I have said that comparisons are often odious, but it is irresistible to draw one last comparison between the Boka of Kotor and Sidney harbour. There is the same odd sensation, on entering, that one is really about to engage in a hopeless attempt to ram the land. There is the same twisting and turning, always with some fresh sensation of surprise and delight. There is the same impression of being, as indeed in both cases one is, floating on the water, where, geologically speaking, there was land not so very long ago. If only Sidney could import a few fortresses, a few mediaeval castles, some Orthodox and Catholic monasteries and churches and could have a background of mighty karst mountains, instead of luxury-flats and electric tram-standards sticking up out of the flatness at the top, the parallel would not be such a bad one. Modern enterprise is fast holding its own with the world, in the matter of telegraph, telephone and aerial wires, hotels and boarding-houses and ugly buildings, and Boka has some bathing-beaches to vie with those of New South Wakes (pp. 140-141)”.

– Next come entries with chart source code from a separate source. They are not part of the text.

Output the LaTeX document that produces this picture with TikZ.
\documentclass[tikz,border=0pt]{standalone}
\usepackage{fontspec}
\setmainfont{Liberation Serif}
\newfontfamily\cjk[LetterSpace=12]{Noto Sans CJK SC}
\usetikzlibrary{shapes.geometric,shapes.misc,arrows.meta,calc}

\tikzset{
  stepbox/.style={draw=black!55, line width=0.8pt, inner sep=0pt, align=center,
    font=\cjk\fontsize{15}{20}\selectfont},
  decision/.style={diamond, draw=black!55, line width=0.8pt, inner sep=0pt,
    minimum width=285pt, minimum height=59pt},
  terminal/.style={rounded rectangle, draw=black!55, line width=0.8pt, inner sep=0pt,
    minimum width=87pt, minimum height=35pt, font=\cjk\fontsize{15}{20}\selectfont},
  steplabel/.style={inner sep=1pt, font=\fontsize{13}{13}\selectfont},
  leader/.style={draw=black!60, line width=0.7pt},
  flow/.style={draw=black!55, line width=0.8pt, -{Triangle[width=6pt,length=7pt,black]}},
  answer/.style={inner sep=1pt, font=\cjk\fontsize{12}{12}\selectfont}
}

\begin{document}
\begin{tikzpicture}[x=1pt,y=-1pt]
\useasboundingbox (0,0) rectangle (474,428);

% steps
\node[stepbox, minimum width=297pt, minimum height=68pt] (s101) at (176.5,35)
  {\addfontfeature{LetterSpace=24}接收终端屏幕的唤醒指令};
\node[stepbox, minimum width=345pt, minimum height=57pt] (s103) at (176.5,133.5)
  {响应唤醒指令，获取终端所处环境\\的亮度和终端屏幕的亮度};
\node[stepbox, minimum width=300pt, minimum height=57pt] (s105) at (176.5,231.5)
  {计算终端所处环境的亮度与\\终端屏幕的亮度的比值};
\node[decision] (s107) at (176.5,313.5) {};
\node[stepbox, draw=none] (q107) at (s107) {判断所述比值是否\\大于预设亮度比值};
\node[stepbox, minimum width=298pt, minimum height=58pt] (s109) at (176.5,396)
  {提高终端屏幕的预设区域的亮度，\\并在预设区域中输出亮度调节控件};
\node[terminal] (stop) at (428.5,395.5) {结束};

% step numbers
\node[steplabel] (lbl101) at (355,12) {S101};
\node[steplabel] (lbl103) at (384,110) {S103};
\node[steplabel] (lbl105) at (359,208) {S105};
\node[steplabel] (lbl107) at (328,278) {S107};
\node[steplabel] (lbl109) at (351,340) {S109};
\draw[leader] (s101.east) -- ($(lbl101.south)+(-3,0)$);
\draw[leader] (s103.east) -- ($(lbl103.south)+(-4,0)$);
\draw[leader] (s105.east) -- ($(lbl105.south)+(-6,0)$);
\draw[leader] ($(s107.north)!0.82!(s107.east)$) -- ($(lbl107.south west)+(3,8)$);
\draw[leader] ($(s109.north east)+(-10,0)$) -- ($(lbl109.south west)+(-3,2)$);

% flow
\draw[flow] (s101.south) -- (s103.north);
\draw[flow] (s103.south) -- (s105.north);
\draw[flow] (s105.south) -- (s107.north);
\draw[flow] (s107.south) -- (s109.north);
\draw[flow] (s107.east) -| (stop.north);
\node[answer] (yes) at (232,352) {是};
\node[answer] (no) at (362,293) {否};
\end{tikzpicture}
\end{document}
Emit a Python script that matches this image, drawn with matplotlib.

[After Ercegnovi] Zelinika is a boat-station and has its own strand, its cafés and hotels and boarding-houses. From Zelinika the boat enters the nattow Kanal Kombur and so on into the three-cornered bay of Tivat, with its three islands, Stradiotti, Prevalka and Otok. It then goes into the bay of Risan by Verige, or the chains, called so because King Lewis of Hungary secured the passage against enemy craft by an arrangement of floating balks and chains. Almost exactly opposite to the mouth of this channel is Perast, a lovely place in itself and made still lovelier by the view from it of the two islands, Sveti Juraj and Gospa od Skrpelje. The former is a Benedictine monastery, and the latter has a much-venerated portrait of the Virgin, said by St. Luke. And so we come at last to Kotor (pp. 144-145)”.